From 2 Samuel: David and all the house of Israel were dancing before the Lord with all their might, with songs and lyres and harps and tambourines and castanets and cymbals. I am not sure that this procession was any more grand than the celebration that took place at St. Stephen’s this week. Vacation Bible School was a celebration on a grand scale, only without lyres and harps and death and burnt offerings. We had no untouchable “ark,” but very touchable puppets and crafts and theatre attire. Our children and helpers gathered in family groups on pillows and blankets; learned that Jesus is the light of the world and the joy in our hearts.

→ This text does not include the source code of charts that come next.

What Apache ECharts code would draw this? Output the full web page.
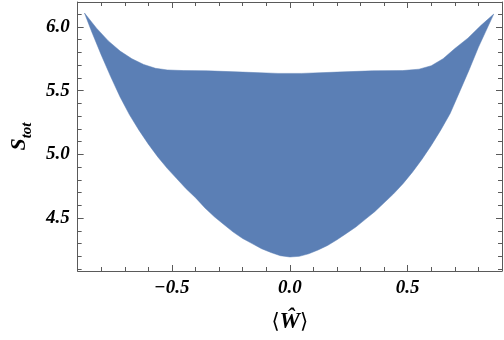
<!DOCTYPE html>
<html>
<head>
<meta charset="utf-8">
<script src="https://cdn.jsdelivr.net/npm/echarts@6/dist/echarts.min.js"></script>
<style>
  html, body { margin: 0; padding: 0; background: #fff; }
  #chart { width: 504px; height: 340px; }
</style>
</head>
<body>
<div id="chart"></div>
<script>
// outline of the point cloud
var upperX = [-0.871, -0.82, -0.77, -0.72, -0.67, -0.62, -0.57, -0.52, -0.45, -0.35, -0.2, -0.05, 0.05, 0.2, 0.35, 0.479, 0.548, 0.60, 0.65, 0.70, 0.755, 0.81, 0.865]
var upperY = [6.108, 5.99, 5.89, 5.81, 5.75, 5.705, 5.675, 5.662, 5.657, 5.655, 5.645, 5.635, 5.635, 5.645, 5.655, 5.657, 5.668, 5.695, 5.75, 5.83, 5.911, 6.01, 6.10]
var lowerX = [-0.871, -0.84, -0.80, -0.76, -0.72, -0.68, -0.64, -0.60, -0.56, -0.52, -0.48, -0.44, -0.40, -0.36, -0.32, -0.28, -0.24, -0.20, -0.16, -0.12, -0.08, -0.04, 0, 0.04, 0.08, 0.12, 0.16, 0.20, 0.24, 0.28, 0.32, 0.36, 0.40, 0.44, 0.48, 0.52, 0.56, 0.60, 0.64, 0.68, 0.72, 0.76, 0.80, 0.84, 0.865]
var lowerY = [6.108, 5.96, 5.78, 5.61, 5.45, 5.31, 5.19, 5.08, 4.98, 4.89, 4.81, 4.73, 4.66, 4.58, 4.51, 4.45, 4.39, 4.34, 4.30, 4.26, 4.23, 4.205, 4.195, 4.20, 4.22, 4.25, 4.285, 4.33, 4.38, 4.43, 4.49, 4.55, 4.62, 4.69, 4.77, 4.86, 4.96, 5.07, 5.19, 5.32, 5.49, 5.66, 5.84, 6.00, 6.10]

// tick positions
var xMajor = [-0.5, 0, 0.5]
var xMinor = [-0.8, -0.7, -0.6, -0.4, -0.3, -0.2, -0.1, 0.1, 0.2, 0.3, 0.4, 0.6, 0.7, 0.8]
var yMajor = [4.5, 5.0, 5.5, 6.0]
var yMinor = [4.1, 4.2, 4.3, 4.4, 4.6, 4.7, 4.8, 4.9, 5.1, 5.2, 5.3, 5.4, 5.6, 5.7, 5.8, 5.9, 6.1]

var frame = '#5a5a5a'
var serif = '"Liberation Serif", "DejaVu Serif", serif'

function fmt (v) {
  if (Math.abs(v) < 1e-9) return '0.0'
  return v < 0 ? '\u2212' + (-v).toFixed(1) : v.toFixed(1)
}

function xAx (pos, ticks, len, main) {
  var labelled = pos === 'bottom' && main
  return {
    type: 'value',
    min: -0.9,
    max: 0.9,
    position: pos,
    axisLine: { show: main, onZero: false, lineStyle: { color: frame, width: 1 } },
    splitLine: { show: false },
    axisTick: { inside: true, length: len, customValues: ticks, lineStyle: { color: frame, width: 1 } },
    axisLabel: labelled
      ? {
          customValues: ticks,
          formatter: fmt,
          margin: 8,
          fontFamily: serif,
          fontWeight: 'bold',
          fontStyle: 'italic',
          fontSize: 19,
          color: '#000'
        }
      : { show: false },
    name: labelled ? '{b|\u27e8}{w|\u0174}{b|\u27e9}' : '',
    nameLocation: 'middle',
    nameGap: 40,
    nameTextStyle: {
      rich: {
        b: { fontFamily: '"DejaVu Serif", serif', fontSize: 21, color: '#000' },
        w: { fontFamily: serif, fontWeight: 'bold', fontStyle: 'italic', fontSize: 23, color: '#000' }
      }
    }
  }
}

function yAx (pos, ticks, len, main) {
  var labelled = pos === 'left' && main
  return {
    type: 'value',
    min: 4.085,
    max: 6.195,
    position: pos,
    axisLine: { show: main, onZero: false, lineStyle: { color: frame, width: 1 } },
    splitLine: { show: false },
    axisTick: { inside: true, length: len, customValues: ticks, lineStyle: { color: frame, width: 1 } },
    axisLabel: labelled
      ? {
          customValues: ticks,
          formatter: function (v) { return v.toFixed(1) },
          margin: 8,
          fontFamily: serif,
          fontWeight: 'bold',
          fontStyle: 'italic',
          fontSize: 19,
          color: '#000'
        }
      : { show: false },
    name: labelled ? '{s|S}{t|tot}' : '',
    nameLocation: 'middle',
    nameRotate: 90,
    nameGap: 47,
    nameTextStyle: {
      rich: {
        s: { fontFamily: serif, fontWeight: 'bold', fontStyle: 'italic', fontSize: 22, color: '#000', lineHeight: 24, verticalAlign: 'bottom' },
        t: { fontFamily: serif, fontWeight: 'bold', fontStyle: 'italic', fontSize: 15, color: '#000', lineHeight: 24, verticalAlign: 'bottom', padding: [0, 0, -5, 0] }
      }
    }
  }
}

var chart = echarts.init(document.getElementById('chart'))
chart.setOption({
  animation: false,
  grid: { left: 66, right: 2, top: 2, bottom: 69 },
  xAxis: [
    xAx('bottom', xMajor, 6, true),
    xAx('bottom', xMinor, 4, false),
    xAx('top', xMajor, 6, true),
    xAx('top', xMinor, 4, false)
  ],
  yAxis: [
    yAx('left', yMajor, 6, true),
    yAx('left', yMinor, 4, false),
    yAx('right', yMajor, 6, true),
    yAx('right', yMinor, 4, false)
  ],
  series: [
    {
      type: 'custom',
      xAxisIndex: 0,
      yAxisIndex: 0,
      clip: true,
      data: [0],
      renderItem: function (params, api) {
        var pts = []
        for (var i = 0; i < upperX.length; i++) pts.push(api.coord([upperX[i], upperY[i]]))
        for (var j = lowerX.length - 1; j >= 0; j--) pts.push(api.coord([lowerX[j], lowerY[j]]))
        return {
          type: 'polygon',
          shape: { points: pts },
          style: { fill: '#5b7fb5', stroke: '#5b7fb5', lineWidth: 0.5 }
        }
      }
    }
  ]
})
</script>
</body>
</html>
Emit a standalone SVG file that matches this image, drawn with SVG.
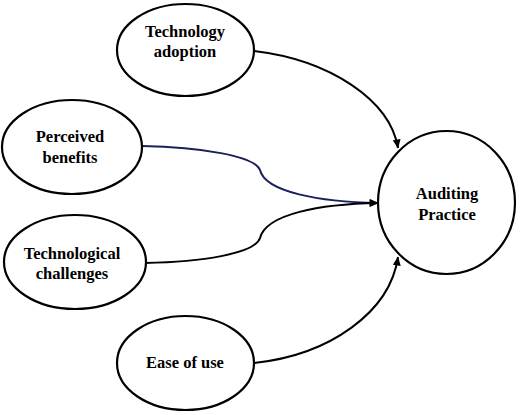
<svg xmlns="http://www.w3.org/2000/svg" width="520" height="415" viewBox="0 0 520 415">
<defs>
<style>
.node{fill:#fff;stroke:#000;stroke-width:2.2}
.lbl{font-family:"Liberation Serif","Times New Roman",serif;font-weight:bold;font-size:16.5px;fill:#000;text-anchor:middle}
.edge{fill:none;stroke:#000;stroke-width:2}
.blue{stroke:#1a1f5c}
</style>
<marker id="arr" markerWidth="9" markerHeight="8" refX="8.5" refY="4" orient="auto" markerUnits="userSpaceOnUse">
<path d="M0,0 L9,4 L0,8 Z" fill="#000"/>
</marker>
</defs>
<rect width="520" height="415" fill="#fff"/>
<g id="connectors">
<path class="edge" d="M254,51 C330,60 390,100 398,148" marker-end="url(#arr)"/>
<path class="edge blue" d="M142,146 C200,147 255,156 260,170 C265,192 320,202 378,203" marker-end="url(#arr)"/>
<path class="edge" d="M145,263 C200,262 255,254 260,238 C266,214 320,204 378,203" marker-end="url(#arr)"/>
<path class="edge" d="M254,363 C330,355 390,312 398,257" marker-end="url(#arr)"/>
</g>
<g id="technology-adoption">
<ellipse class="node" cx="185.5" cy="50" rx="68.5" ry="46"/>
<text class="lbl" x="185" y="37">Technology</text>
<text class="lbl" x="185" y="57">adoption</text>
</g>
<g id="perceived-benefits">
<ellipse class="node" cx="72" cy="147" rx="70" ry="47"/>
<text class="lbl" x="70" y="142">Perceived</text>
<text class="lbl" x="70" y="163">benefits</text>
</g>
<g id="technological-challenges">
<ellipse class="node" cx="75" cy="262" rx="71" ry="47"/>
<text class="lbl" x="72" y="259">Technological</text>
<text class="lbl" x="72" y="279">challenges</text>
</g>
<g id="ease-of-use">
<ellipse class="node" cx="185.5" cy="363" rx="68.5" ry="47"/>
<text class="lbl" x="185" y="368">Ease of use</text>
</g>
<g id="auditing-practice">
<ellipse class="node" cx="446.5" cy="202.5" rx="68.5" ry="71.5"/>
<text class="lbl" x="447" y="199">Auditing</text>
<text class="lbl" x="447" y="220">Practice</text>
</g>
</svg>
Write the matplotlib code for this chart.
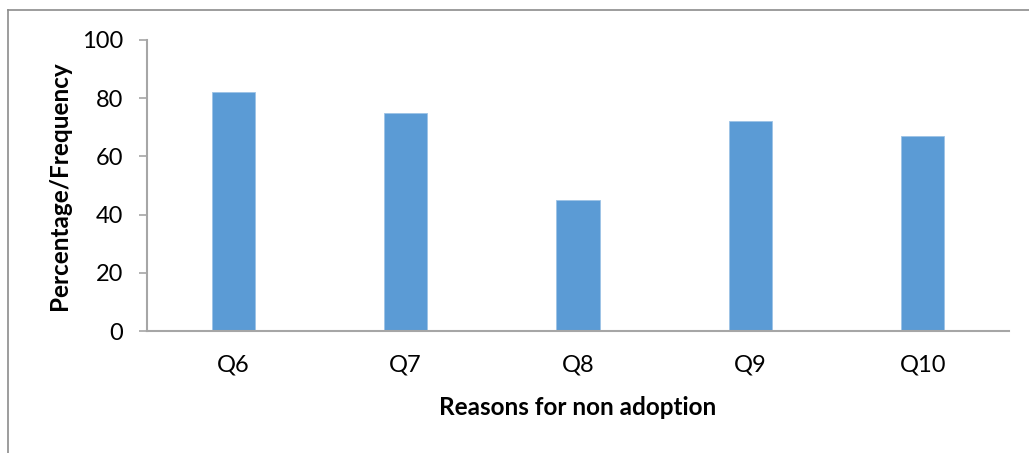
#! /usr/bin/env python3

'''
Reasons for non adoption: percentage/frequency per question, Q6 to Q10.
'''

import matplotlib
matplotlib.use('Agg')
import matplotlib.pyplot as plt
from matplotlib.lines import Line2D


questions = ['Q6', 'Q7', 'Q8', 'Q9', 'Q10']
percentages = [82, 75, 45, 72, 67]
y_ticks = [0, 20, 40, 60, 80, 100]

bar_colour = '#5B9BD5'
axis_grey = '#A6A6A6'


def main():
    plt.rcParams['font.family'] = ['Lato', 'DejaVu Sans']
    fig = plt.figure(figsize=(10.29, 4.53), dpi=100)
    ax = fig.add_axes([0.1429, 0.2693, 0.8377, 0.6424])

    positions = range(len(questions))
    ax.bar(positions, percentages, width=0.25, color=bar_colour,
           edgecolor='#9DC3E6', linewidth=0.6)

    ax.set_xlim(-0.5, len(questions) - 0.5)
    ax.set_ylim(0, 100)
    ax.set_yticks(y_ticks)
    ax.set_xticks(list(positions))
    ax.set_xticklabels(questions)

    for spine in 'right', 'top':
        ax.spines[spine].set_visible(False)
    for spine in 'left', 'bottom':
        ax.spines[spine].set_color(axis_grey)
        ax.spines[spine].set_linewidth(1.5)

    ax.tick_params(axis='y', direction='out', length=6, width=1.2,
                   color=axis_grey, labelsize=17, pad=11)
    ax.tick_params(axis='x', length=0, labelsize=17, pad=17)

    ax.set_xlabel('Reasons for non adoption', fontsize=17.5,
                  fontweight='bold', labelpad=15)
    ax.set_ylabel('Percentage/Frequency', fontsize=17.5,
                  fontweight='bold', labelpad=8)

    # chart border, open at the right and bottom
    fig.add_artist(Line2D([8 / 1029, 8 / 1029], [0, 1 - 10 / 453],
                          transform=fig.transFigure, color='#8C8C8C', lw=1.2))
    fig.add_artist(Line2D([8 / 1029, 1], [1 - 10 / 453, 1 - 10 / 453],
                          transform=fig.transFigure, color='#8C8C8C', lw=1.2))

    fig.savefig('out.png', dpi=100)


if __name__ == '__main__':
    main()
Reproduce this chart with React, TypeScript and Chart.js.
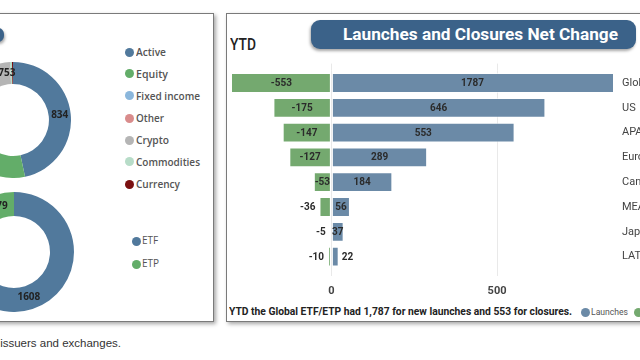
import React, { useEffect, useLayoutEffect, useRef } from "react";
import { Chart, registerables } from "chart.js";

Chart.register(...registerables);

// ---------- data ----------
const assetClasses = ["Active", "Equity", "Fixed income", "Other", "Crypto", "Commodities", "Currency"];
const assetLaunches = [834, 753, 60, 25, 100, 10, 5];
const wrapperTypes = ["ETF", "ETP"];
const wrapperLaunches = [1608, 179];
const regions = ["Global", "US", "APAC", "Europe", "Canada", "MEA", "Japan", "LATAM"];
const launches = [1787, 646, 553, 289, 184, 56, 37, 22];
const closures = [-553, -175, -147, -127, -53, -36, -5, -10];
const xTickValues = [0, 500];

// ---------- styles ----------
const assetColors = ["#51799c", "#63ad69", "#8bb7dc", "#d98c8c", "#b5b5b5", "#b7dcc8", "#7a1010"];
const wrapperColors = ["#51799c", "#63ad69"];
const launchBlue = "#6b8aa7";
const closureGreen = "#74a96f";
const gridColor = "#e9e9e9";
const COND = "'Roboto', 'Liberation Sans', sans-serif";
const UI = "'Open Sans', 'Noto Sans', sans-serif";

const donutLabels = {
  id: "donutLabels",
  afterDatasetsDraw(chart: any) {
    const ctx = chart.ctx;
    const meta = chart.getDatasetMeta(0);
    const data = chart.data.datasets[0].data as number[];
    const total = data.reduce((a, b) => a + b, 0);
    const rect = chart.canvas.getBoundingClientRect();
    ctx.save();
    ctx.font = `bold 10px ${UI}`;
    ctx.fillStyle = "#222";
    ctx.textAlign = "center";
    ctx.textBaseline = "middle";
    meta.data.forEach((arc: any, i: number) => {
      if (data[i] / total < 0.08) return;
      const p = arc.getProps(["x", "y", "startAngle", "endAngle", "innerRadius", "outerRadius"], true);
      let a = (p.startAngle + p.endAngle) / 2;
      const r = (p.innerRadius + p.outerRadius) / 2;
      if (rect.left + p.x + Math.cos(a) * r < -10) a = -Math.PI / 2 - 0.13;
      ctx.fillText(String(data[i]), p.x + Math.cos(a) * r, p.y + Math.sin(a) * r);
    });
    ctx.restore();
  },
};

const gridExtend = {
  id: "gridExtend",
  beforeDatasetsDraw(chart: any) {
    const { ctx, chartArea } = chart;
    const xs = chart.scales.x;
    ctx.save();
    ctx.strokeStyle = gridColor;
    ctx.lineWidth = 1;
    xs.ticks.forEach((t: any) => {
      const px = Math.round(xs.getPixelForValue(t.value)) + 0.5;
      ctx.beginPath();
      ctx.moveTo(px, chartArea.top - 7);
      ctx.lineTo(px, chartArea.top);
      ctx.stroke();
    });
    ctx.restore();
  },
};

const barLabels = {
  id: "barLabels",
  afterDatasetsDraw(chart: any) {
    const { ctx, chartArea } = chart;
    ctx.save();
    ctx.font = `bold 10px ${COND}`;
    ctx.fillStyle = "#2b2b2b";
    ctx.textAlign = "center";
    ctx.textBaseline = "middle";
    chart.data.datasets.forEach((ds: any, di: number) => {
      const meta = chart.getDatasetMeta(di);
      meta.data.forEach((bar: any, i: number) => {
        const v = ds.data[i] as number;
        const p = bar.getProps(["x", "y", "base"], true);
        const l = Math.max(chartArea.left, Math.min(p.x, p.base));
        const r = Math.min(chartArea.right, Math.max(p.x, p.base));
        const t = String(v);
        const tw = ctx.measureText(t).width;
        let cx: number;
        if (r - l >= tw) cx = (l + r) / 2;
        else cx = v >= 0 ? r + 3 + tw / 2 : l - 4 - tw / 2;
        ctx.fillText(t, cx, p.y + 0.5);
      });
    });
    ctx.restore();
  },
};

function FitText(props: { text: string; left: number; top: number; width: number; font: string; color: string; height: number }) {
  const ref = useRef<HTMLSpanElement>(null);
  useLayoutEffect(() => {
    const el = ref.current as HTMLSpanElement;
    el.style.transform = "none";
    const w = el.getBoundingClientRect().width;
    if (w > 0) el.style.transform = `scaleX(${props.width / w})`;
  }, []);
  return (
    <span
      ref={ref}
      style={{
        position: "absolute",
        left: props.left,
        top: props.top,
        font: props.font,
        color: props.color,
        lineHeight: `${props.height}px`,
        whiteSpace: "nowrap",
        transformOrigin: "0 50%",
        display: "inline-block",
      }}
    >
      {props.text}
    </span>
  );
}

function Donut(props: { labels: string[]; values: number[]; colors: string[]; left: number; top: number; size: number; cutout: string }) {
  const ref = useRef<HTMLCanvasElement>(null);
  useEffect(() => {
    const chart = new Chart(ref.current as HTMLCanvasElement, {
      type: "doughnut",
      data: {
        labels: props.labels,
        datasets: [{ data: props.values, backgroundColor: props.colors, borderWidth: 0 }],
      },
      options: {
        responsive: false,
        animation: false,
        cutout: props.cutout,
        layout: { padding: 0 },
        plugins: { legend: { display: false }, tooltip: { enabled: false } },
      },
      plugins: [donutLabels],
    } as any);
    return () => chart.destroy();
  }, []);
  return (
    <canvas
      ref={ref}
      width={props.size}
      height={props.size}
      style={{ position: "absolute", left: props.left, top: props.top, width: props.size, height: props.size }}
    />
  );
}

function NetChangeBars() {
  const ref = useRef<HTMLCanvasElement>(null);
  useEffect(() => {
    const chart = new Chart(ref.current as HTMLCanvasElement, {
      type: "bar",
      data: {
        labels: regions,
        datasets: [
          {
            label: "Closures",
            data: closures,
            backgroundColor: closureGreen,
            borderColor: "rgba(255,255,255,0.55)",
            borderWidth: 1,
            borderSkipped: false,
            barPercentage: 0.8,
            categoryPercentage: 1,
          },
          {
            label: "Launches",
            data: launches,
            backgroundColor: launchBlue,
            borderColor: "rgba(255,255,255,0.55)",
            borderWidth: 1,
            borderSkipped: false,
            barPercentage: 0.8,
            categoryPercentage: 1,
          },
        ],
      },
      options: {
        indexAxis: "y",
        responsive: false,
        animation: false,
        layout: { padding: { left: 6, top: 14.6, right: 0, bottom: 0 } },
        plugins: { legend: { display: false }, tooltip: { enabled: false } },
        scales: {
          x: {
            stacked: true,
            min: -300,
            max: 850,
            afterBuildTicks: (s: any) => {
              s.ticks = xTickValues.map((v) => ({ value: v }));
            },
            grid: { color: gridColor, lineWidth: 1, drawTicks: true, tickLength: 7 },
            border: { display: false },
            ticks: { font: { family: COND, size: 11, weight: "bold" }, color: "#444", padding: 9 },
            afterFit: (s: any) => {
              s.height = 30;
            },
          },
          y: {
            stacked: true,
            position: "right",
            grid: { display: false, drawTicks: false },
            border: { display: false },
            ticks: { font: { family: COND, size: 11 }, color: "#444", padding: 9 },
            afterFit: (s: any) => {
              s.width = 60;
            },
          },
        },
      },
      plugins: [gridExtend, barLabels],
    } as any);
    return () => chart.destroy();
  }, []);
  return (
    <canvas ref={ref} width={447} height={244} style={{ position: "absolute", left: 226, top: 55, width: 447, height: 244 }} />
  );
}

function Dot({ x, y, r, color }: { x: number; y: number; r: number; color: string }) {
  return (
    <div
      style={{
        position: "absolute",
        left: x - r,
        top: y - r,
        width: 2 * r,
        height: 2 * r,
        borderRadius: "50%",
        background: color,
      }}
    />
  );
}

export default function App() {
  const legendTop = [52, 73.5, 95.5, 118, 140, 161.5, 184];
  const wrapperTop = [241, 264];
  return (
    <div
      style={{
        position: "fixed",
        left: 0,
        top: 0,
        width: 640,
        height: 360,
        overflow: "hidden",
        background: "#fff",
      }}
    >
      {/* left panel */}
      <div
        style={{
          position: "absolute",
          left: -20,
          top: 13,
          width: 232,
          height: 307,
          border: "1.5px solid #7a7a7a",
          boxShadow: "2px 2px 4px rgba(0,0,0,0.35)",
          background: "#fff",
        }}
      />
      <div
        style={{
          position: "absolute",
          left: -40,
          top: 28,
          width: 44,
          height: 14,
          borderRadius: 6,
          background: "#3b6289",
          boxShadow: "1px 2px 3px rgba(0,0,0,0.35)",
        }}
      />
      <Donut labels={assetClasses} values={assetLaunches} colors={assetColors} left={-45} top={62} size={116} cutout="62%" />
      <Donut labels={wrapperTypes} values={wrapperLaunches} colors={wrapperColors} left={-46.5} top={192} size={120} cutout="60%" />
      {assetClasses.map((c, i) => (
        <React.Fragment key={c}>
          <Dot x={129.5} y={legendTop[i]} r={4.5} color={assetColors[i]} />
          <FitText
            text={c}
            left={136}
            top={legendTop[i] - 8}
            height={16}
            width={[30, 32, 64, 28, 33, 64, 44][i]}
            font={`600 11px ${UI}`}
            color="#555"
          />
        </React.Fragment>
      ))}
      {wrapperTypes.map((c, i) => (
        <React.Fragment key={c}>
          <Dot x={136} y={wrapperTop[i]} r={4.5} color={wrapperColors[i]} />
          <div
            style={{
              position: "absolute",
              left: 142,
              top: wrapperTop[i] - 8,
              height: 16,
              lineHeight: "16px",
              font: `10px ${UI}`,
              color: "#555",
              whiteSpace: "nowrap",
            }}
          >
            {c}
          </div>
        </React.Fragment>
      ))}

      {/* right panel */}
      <div
        style={{
          position: "absolute",
          left: 226,
          top: 13,
          width: 440,
          height: 307,
          border: "1.5px solid #7a7a7a",
          boxShadow: "2px 2px 4px rgba(0,0,0,0.35)",
          background: "#fff",
        }}
      />
      <FitText text="YTD" left={230} top={36} height={18} width={26} font={`500 16px ${COND}`} color="#222" />
      <div
        style={{
          position: "absolute",
          left: 311,
          top: 20,
          width: 325,
          height: 29,
          borderRadius: 9,
          background: "#3b6289",
          boxShadow: "-1px 2px 3px rgba(0,0,0,0.35)",
        }}
      />
      <FitText
        text="Launches and Closures Net Change"
        left={343}
        top={20}
        height={29}
        width={275}
        font={`bold 17px ${COND}`}
        color="#fff"
      />
      <NetChangeBars />
      <FitText
        text="YTD the Global ETF/ETP had 1,787 for new launches and 553 for closures."
        left={229}
        top={304}
        height={16}
        width={343}
        font={`bold 11px ${COND}`}
        color="#222"
      />
      <Dot x={585.5} y={312} r={4.5} color={launchBlue} />
      <FitText text="Launches" left={591} top={305} height={14} width={37} font={`9.5px ${COND}`} color="#555" />
      <Dot x={638} y={312} r={4.5} color={closureGreen} />

      {/* footnote */}
      <div
        style={{
          position: "absolute",
          right: 519,
          top: 335,
          font: `11.5px 'Liberation Sans', 'Open Sans', sans-serif`,
          color: "#333",
          lineHeight: "16px",
          whiteSpace: "nowrap",
        }}
      >
        issuers and exchanges.
      </div>
    </div>
  );
}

We were well fed in snacks and in the gospel. We finished the week with water games, made funnier when soaking wet children ran into the church to get out of the rain. Then we cleaned. And rested. And I hope that, while the decorations are gone, that the light of Jesus is not; that we remember gospel joy in many moments, in many places. The light, as we learned, is not meant to be hidden.
It is hard to go from the “high” of this past week to Mark’s telling of the beheading of John the Baptizer. We had a little respite of the world this week; Mark dumps us back into the world. Perhaps Mark wants us to take seriously the way of the world; that there is anger, envy, jealousy, and unspeakable horrors. So too, are there costs for being a disciple. Proclaiming Christ, celebrating God, is not always part of a grand celebration. Sometimes being a Christ-follower is very hard work; at the least, it may be weird or unpleasant. At what we envision at its worst, we could follow in the history of martyrs.
Where is the happy ending? Clearly, it is not in this passage from Mark. But really, it is there, buried, maybe, under the gruesome details of this story. Notice that Jesus is not mentioned in this story. Take a look – some will say that Jesus is not there. Others say, oh, yes, Jesus is there. How so?
Jesus is in this story in the form of gospel promise and hope. David Lose writes that: We believe, teach, and confess that Jesus came to make possible for us more than mere survival, more than mere persistence, more even than mere success. Jesus came to help us to imagine that there is more to this life than we can perceive. Jesus came to offer us not just more life, but abundant life. Jesus came so that there could be a better ending to our stories and the story of the world than we can imagine or construct on our own.
And when the Temple has just been destroyed, or your marriage is ending, or you’ve lost your job, or you fear your child will never speak to you again, or you’re pretty sure your friend has betrayed you, or you think you may just have screwed up the one relationship that meant something to you…then the possibility of another ending — a good ending — is, indeed, not just good news, but the best news you can imagine….As honest as Mark wants to be about the story of the world, he wants even more to testify to the story of God’s great love for the world.
(David Lose, workingpreacher.org, 7/14/12)
It is with Jesus that there is a happy ending – not to one piece of history, but to history and to creation and reconciliation in God’s time. Our individual stories are painful; Jesus is present to give us life – again, and over and over until we see Him face to face. Jesus changes everything.
With songs and joy and love, we danced before the Lord.